• WHAT THE TASK ASKS
Please copy every line of the records below that holds the word "with".

• DATA RECORDS
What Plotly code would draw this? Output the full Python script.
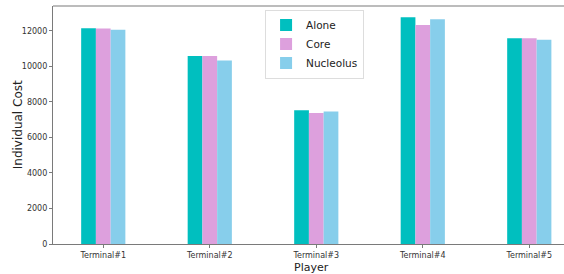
import plotly.graph_objects as go

players = ["Terminal#1", "Terminal#2", "Terminal#3", "Terminal#4", "Terminal#5"]
alone = [12135, 10575, 7530, 12755, 11570]
core = [12130, 10570, 7365, 12320, 11570]
nucleolus = [12055, 10330, 7460, 12640, 11495]

series = [("Alone", alone, "#00BFBF"), ("Core", core, "#DDA0DD"), ("Nucleolus", nucleolus, "#87CEEB")]

fig = go.Figure()
for name, vals, col in series:
    fig.add_trace(go.Bar(x=players, y=vals, name=name, marker=dict(color=col, line=dict(width=0))))

axis_common = dict(showline=True, linecolor="#7a7a7a", linewidth=1.2, ticks="outside",
                   ticklen=3, tickcolor="#7a7a7a", showgrid=False, zeroline=False,
                   automargin=False,
                   tickfont=dict(family="DejaVu Sans", size=8, color="#333"))

fig.update_layout(
    width=564, height=274,
    margin=dict(l=53, r=0, t=6, b=30, autoexpand=False),
    paper_bgcolor="white", plot_bgcolor="white",
    barmode="group", bargap=0.585, bargroupgap=0,
    font=dict(family="DejaVu Sans", color="#222"),
    xaxis=dict(range=[-0.472, 4.326], **axis_common),
    yaxis=dict(range=[0, 13390], tickvals=[0, 2000, 4000, 6000, 8000, 10000, 12000],
               tickformat="d", **axis_common),
    legend=dict(x=0.415, y=0.985, xanchor="left", yanchor="top",
                bordercolor="#dddddd", borderwidth=1, bgcolor="white",
                font=dict(size=10.5), tracegroupgap=0, itemwidth=30),
    shapes=[dict(type="line", xref="paper", yref="paper", x0=0, x1=1, y0=1, y1=1,
                 line=dict(color="#7a7a7a", width=1.2))],
    annotations=[
        dict(text="Player", xref="paper", yref="paper", x=(311 - 53) / 511, y=-0.062,
             xanchor="center", yanchor="top", showarrow=False, font=dict(size=11, color="#222")),
        dict(text="Individual Cost", xref="paper", yref="paper", x=-0.068, y=0.5,
             xanchor="center", yanchor="middle", textangle=-90, showarrow=False,
             font=dict(size=12, color="#222")),
    ],
)
fig.write_html("out.html", config={"displayModeBar": False},
               post_script="document.body.style.margin='0';document.body.style.overflow='hidden';")
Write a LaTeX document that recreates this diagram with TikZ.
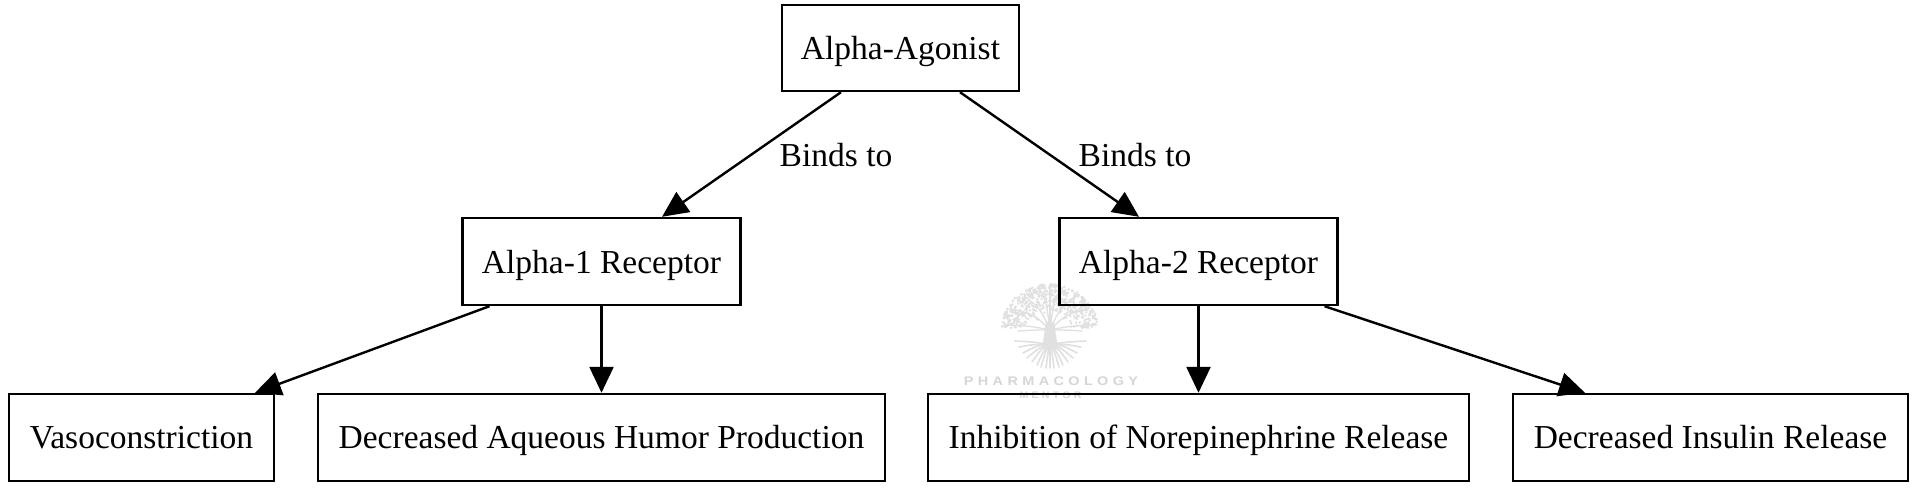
\documentclass[tikz,border=0pt]{standalone}
\usepackage{fontspec}
\setmainfont{Liberation Serif}
\newfontfamily\wmfont[LetterSpace=30]{Liberation Sans}
\usetikzlibrary{arrows.meta}
\definecolor{wmgray}{HTML}{E0E0E0}
\definecolor{wmtxt}{HTML}{D6D6D6}
\tikzset{
  box/.style={draw=black,line width=2.4pt,fill=none,inner sep=0pt,text height=22pt,text depth=0pt,font=\fontsize{33.5}{40}\selectfont,text=black},
  edgelabel/.style={inner sep=0pt,text height=22pt,text depth=0pt,font=\fontsize{33.5}{40}\selectfont,text=black},
  conn/.style={line width=2.4pt,draw=black,-{Triangle[length=26pt,width=24pt,fill=black]}},
  wmtree/.style={draw=wmgray,line width=1.3pt,line cap=round},
  wmroot/.style={draw=wmgray,line width=1.6pt,line cap=round},
  wmleaf/.style={fill=wmgray,draw=none},
  wmtext/.style={inner sep=0pt,text=wmtxt}
}
\begin{document}
\begin{tikzpicture}[x=1pt,y=-1pt]
\useasboundingbox[fill=white] (0,0) rectangle (1920,499);
% watermark
\pgfmathsetseed{4217}
\foreach \i in {1,...,520}{
  \pgfmathsetmacro{\ang}{rnd*180}
  \pgfmathsetmacro{\rad}{0.30+0.70*sqrt(rnd)}
  \fill[wmleaf] ({1050+48*\rad*cos(\ang)},{328-44*\rad*sin(\ang)}) circle[radius=1.3pt];
}
\foreach \ex/\ey/\cx/\cy in {1004/325/1030/326,1012/309/1035/315,1024/296/1040/308,1038/287/1046/300,1050/284/1050/300,1063/287/1054/300,1076/296/1060/308,1088/309/1065/315,1097/325/1070/326,1018/331/1035/330,1082/331/1065/330}{
  \draw[wmtree] (1050,330) .. controls (\cx,\cy) .. (\ex,\ey);
}
\fill[wmgray] (1042,349) -- (1046,322) -- (1054,322) -- (1058,349) -- cycle;
\foreach \ex/\ey/\cx/\cy in {1015/341/1035/342,1019/347/1036/344,1023/353/1038/345,1027/358/1040/347,1032/362/1042/348,1037/365/1044/350,1041/367/1046/350,1046/368/1048/352,1050/368/1050/352,1054/368/1052/352,1059/367/1054/350,1063/365/1056/350,1068/362/1058/348,1073/358/1060/347,1077/353/1062/345,1081/347/1064/344,1086/341/1065/342}{
  \draw[wmroot] (1050,345) .. controls (\cx,\cy) .. (\ex,\ey);
}
\node[wmtext,font=\wmfont\bfseries\fontsize{12.5}{14}\selectfont,xscale=1.16] (wm1) at (1051,381.5) {PHARMACOLOGY};
\node[wmtext,font=\wmfont\bfseries\fontsize{9.5}{11}\selectfont,xscale=1.12] (wm2) at (1050.5,395.5) {MENTOR};
% nodes
\node[box,text height=23pt,minimum width=237pt,minimum height=86pt] (ag) at (900.5,48) {Alpha-Agonist};
\node[box,text height=24pt,minimum width=278pt,minimum height=87pt] (a1) at (601.5,261.5) {Alpha-1 Receptor};
\node[box,text height=24pt,minimum width=278pt,minimum height=87pt] (a2) at (1198.5,261.5) {Alpha-2 Receptor};
\node[box,minimum width=265pt,minimum height=87pt] (va) at (141.5,437.5) {Vasoconstriction};
\node[box,minimum width=567pt,minimum height=87pt] (da) at (601.5,437.5) {Decreased Aqueous Humor Production};
\node[box,minimum width=541pt,minimum height=87pt] (in) at (1198.5,437.5) {Inhibition of Norepinephrine Release};
\node[box,minimum width=395pt,minimum height=87pt] (ir) at (1710.5,437.5) {Decreased Insulin Release};
% edge labels
\node[edgelabel] (l1) at (836,155.5) {Binds to};
\node[edgelabel] (l2) at (1135,155.5) {Binds to};
% connectors
\draw[conn] ([xshift=-59.5pt]ag.south) -- ([xshift=60.5pt]a1.north);
\draw[conn] ([xshift=59.5pt]ag.south) -- ([xshift=-59.5pt]a2.north);
\draw[conn] ([xshift=-112pt]a1.south) -- ([xshift=113.5pt]va.north);
\draw[conn] (a1.south) -- (da.north);
\draw[conn] (a2.south) -- (in.north);
\draw[conn] ([xshift=126pt]a2.south) -- ([xshift=-125.5pt]ir.north);
\end{tikzpicture}
\end{document}
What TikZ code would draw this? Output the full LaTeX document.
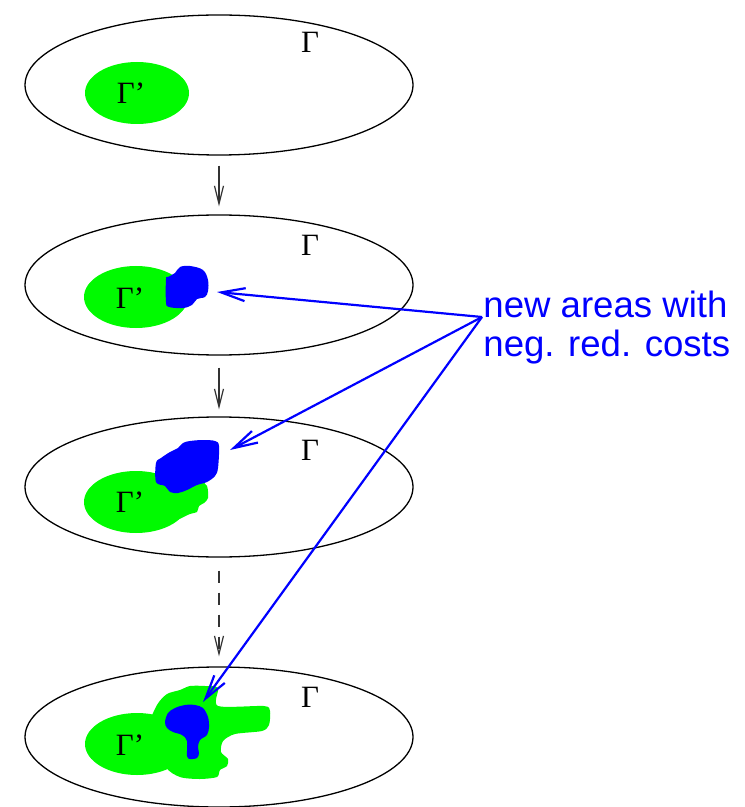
\documentclass[tikz,border=0pt]{standalone}
\usepackage{fontspec}
\setmainfont{Liberation Serif}
\newfontfamily\lblfont{Liberation Sans}
\usetikzlibrary{shapes.geometric,arrows.meta}
\definecolor{areagreen}{RGB}{0,250,0}
\definecolor{areablue}{RGB}{0,0,255}
\begin{document}
\begin{tikzpicture}[x=0.5pt,y=-0.5pt,
  outer/.style={ellipse, draw, line width=0.65pt, minimum width=194pt, minimum height=70pt, inner sep=0pt},
  inner/.style={ellipse, fill=areagreen, minimum width=52pt, minimum height=31pt, inner sep=0pt},
  greenarea/.style={fill=areagreen, draw=none},
  bluearea/.style={fill=areablue, draw=none},
  gamma/.style={font=\fontsize{15.5}{18}\selectfont, inner sep=0pt},
  flowarrow/.style={-{Straight Barb[length=9pt,width=4.5pt]}, line width=0.6pt, black!80},
  pointer/.style={areablue, line width=1.1pt, -{Straight Barb[length=12pt,width=6.5pt]}},
  lbl/.style={areablue, font=\lblfont\fontsize{18.3}{19}\selectfont, inner sep=0pt, anchor=base west}
]
\useasboundingbox (0,0) rectangle (744,807);

% outer sets
\node[outer] (e1) at (219,85) {};
\node[outer] (e2) at (219,285) {};
\node[outer] (e3) at (219,487) {};
\node[outer] (e4) at (219,737) {};

% --- stage 1
\node[inner] (s1) at (137,93) {};
% --- stage 2
\node[inner] (s2) at (136,297) {};
\fill[bluearea] plot[smooth cycle, tension=0.6] coordinates {
  (166,279) (166,302) (169,307) (183,308) (192,305) (197,299) (205,297)
  (208,291) (208,280) (203,270) (190,266) (180,267) (175,273) (168,277)};
% --- stage 3
\node[inner] (s3) at (136,502) {};
\fill[greenarea] plot[smooth cycle, tension=0.5] coordinates {
  (160,478) (180,486) (200,482) (207,486) (208,498) (204,503) (199,506)
  (197,512) (190,514) (170,521) (160,500)};
\fill[bluearea] plot[smooth cycle, tension=0.55] coordinates {
  (156,463) (156,482) (165,486) (170,492) (178,493) (187,490) (197,485)
  (207,482) (215,476) (218,468) (219,446) (215,441) (203,440) (190,441)
  (183,443) (178,448) (170,452) (161,458)};
% --- stage 4
\node[inner] (s4) at (137,744) {};
\fill[greenarea] plot[smooth cycle, tension=0.45] coordinates {
  (150,727) (157,705) (167,694) (180,690) (190,686) (205,686) (218,688)
  (218,706) (264,706) (270,711) (269,725) (262,731) (235,734) (223,741)
  (221,752) (228,759) (227,766) (220,770) (217,777) (200,779) (180,777) (165,766)};
\fill[bluearea] plot[smooth cycle, tension=0.55] coordinates {
  (165,722) (168,713) (175,708) (185,705) (195,705) (203,708) (208,717)
  (209,727) (207,735) (200,740) (198,747) (199,753) (197,758) (190,759)
  (187,756) (187,741) (182,735) (173,732) (167,728)};

% labels
\node[gamma] (G1) at (310,42) {Γ};
\node[gamma] (G2) at (310,245) {Γ};
\node[gamma] (G3) at (310,450) {Γ};
\node[gamma] (G4) at (310,697) {Γ};
\node[gamma] (P1) at (131,93) {Γ’};
\node[gamma] (P2) at (130,298) {Γ’};
\node[gamma] (P3) at (130,502) {Γ’};
\node[gamma] (P4) at (130,745) {Γ’};

% flow arrows
\draw[flowarrow, shorten <=5pt, shorten >=4pt] (e1) -- (e2);
\draw[flowarrow, shorten <=6pt, shorten >=3.5pt] (e2) -- (e3);
\draw[flowarrow, dash pattern=on 6pt off 5pt, shorten <=6.5pt, shorten >=5pt] (e3) -- (e4);

% annotation
\node[lbl] (L1) at (483,317) {new areas with};
\node[lbl] (L2) at (483,356) {neg. red. costs};
\coordinate (src) at (482,317);
\coordinate (t1) at (217,292);
\coordinate (t2) at (230,450);
\coordinate (t3) at (203,702);
\draw[pointer] (src) -- (t1);
\draw[pointer] (src) -- (t2);
\draw[pointer] (src) -- (t3);
\end{tikzpicture}
\end{document}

• WORKED ANSWER
Write a LaTeX document that recreates this diagram with TikZ.
\node[lbl] (L1) at (483,317) {new areas with};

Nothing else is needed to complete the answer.